Legal Standards for Enforceability
The court underscored the legal standards that dictate the enforceability of contracts, which require that all material terms be defined and agreed upon. It referenced established legal principles stating that a contract cannot be enforced if any essential term is left open or uncertain. The court cited American Jurisprudence, which noted that a contract to enter into a future contract must specify all material and essential terms; otherwise, it is rendered nugatory. Additionally, the court referred to the Restatement of Contracts, which stipulates that the terms of a contract must provide a basis for determining breaches and appropriate remedies.
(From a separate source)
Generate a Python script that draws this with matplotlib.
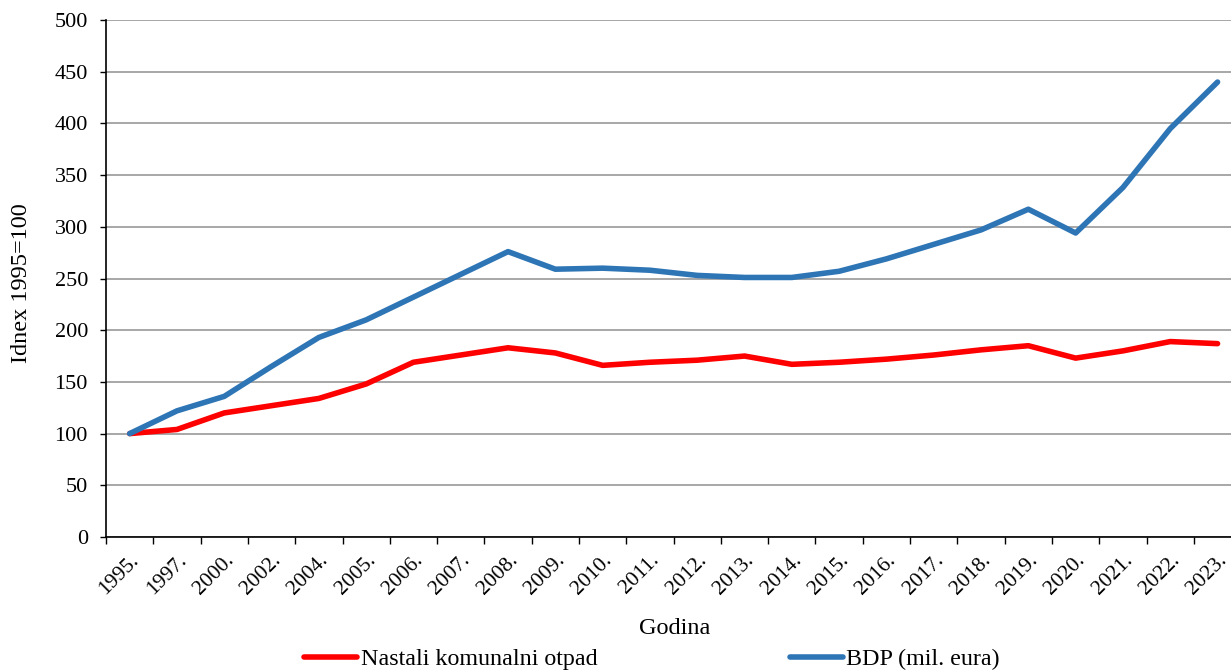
import matplotlib.pyplot as plt
import numpy as np

years = ["1995.", "1997.", "2000.", "2002.", "2004.", "2005.", "2006.", "2007.",
         "2008.", "2009.", "2010.", "2011.", "2012.", "2013.", "2014.", "2015.",
         "2016.", "2017.", "2018.", "2019.", "2020.", "2021.", "2022.", "2023."]
otpad = [100, 104, 120, 127, 134, 148, 169, 176, 183, 178, 166, 169, 171, 175,
         167, 169, 172, 176, 181, 185, 173, 180, 189, 187]
bdp = [100, 122, 136, 165, 193, 210, 232, 254, 276, 259, 260, 258, 253, 251,
       251, 257, 269, 283, 297, 317, 294, 338, 395, 440]

plt.rcParams["font.family"] = ["Liberation Serif", "DejaVu Serif"]

W, H = 1231, 671
fig = plt.figure(figsize=(W / 100, H / 100), dpi=100)
left, bottom = 106 / W, 1 - 537 / H
ax = fig.add_axes([left, bottom, 24 * 47.3 / W, (537 - 20) / H])

x = np.arange(len(years))
ax.plot(x, otpad, color="#FF0000", lw=4, solid_capstyle="round",
        solid_joinstyle="round", label="Nastali komunalni otpad")
ax.plot(x, bdp, color="#2E75B6", lw=4, solid_capstyle="round",
        solid_joinstyle="round", label="BDP (mil. eura)")

ax.set_xlim(-0.5, len(years) - 0.5)
ax.set_ylim(0, 500)
ax.set_yticks(range(0, 501, 50))
ax.yaxis.grid(True, color="#a0a0a0", lw=1.3)
ax.set_axisbelow(True)

ax.set_xticks(x)
ax.set_xticklabels(years, rotation=45, ha="right", rotation_mode="anchor")
ax.set_xticks(np.arange(-0.5, len(years), 1), minor=True)
ax.tick_params(axis="x", which="major", length=0, pad=10, labelsize=15.5)
ax.tick_params(axis="x", which="minor", length=5, width=1, direction="out")
ax.tick_params(axis="y", length=4, width=1, labelsize=16, pad=9)

for s in ("top", "right"):
    ax.spines[s].set_visible(False)
for s in ("left", "bottom"):
    ax.spines[s].set_linewidth(1.2)

fig.text(22 / W, 1 - 283 / H, "Idnex 1995=100", rotation=90, ha="center",
         va="center", fontsize=17.5)
fig.text(675 / W, 1 - 628 / H, "Godina", ha="center", va="center", fontsize=17.5)

fig.legend(loc="center", bbox_to_anchor=(652 / W, 1 - 659 / H), ncol=2,
           frameon=False, fontsize=17.3, handlelength=2.2, handletextpad=0.15,
           columnspacing=8.0)

fig.savefig("out.png", dpi=100)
The court highlighted that the vagueness in the July 12 agreement did not meet these criteria, as it left critical terms open for future negotiations. The ruling reflected a strict adherence to the necessity of definiteness in contractual agreements, reinforcing that courts favor clarity and mutual consent in enforcing contracts. As a result, the court concluded that the agreement did not meet the legal standards required for enforceability, leading to the affirmation of the lower court's ruling.
Conclusion on the Appeal
In conclusion, the court affirmed the decision of the Chancery Court, agreeing that the July 12, 1971, agreement was too indefinite to be enforced. The court determined that the lack of specificity regarding essential terms, such as the financial covenants and security arrangements, indicated that the parties had not reached a mutual understanding necessary for a binding contract. As the agreement was characterized more as a memorandum of intent rather than an enforceable option, the court upheld the chancellor's ruling that the agreement failed to meet legal standards for enforceability. The decision underscored the importance of clarity and definiteness in contractual relationships, particularly in complex business arrangements where mutual consent is crucial. Ultimately, the court's reasoning reflected a commitment to enforcing only those agreements that are clear and specific enough to allow for judicial enforcement, thereby protecting the integrity of contractual obligations.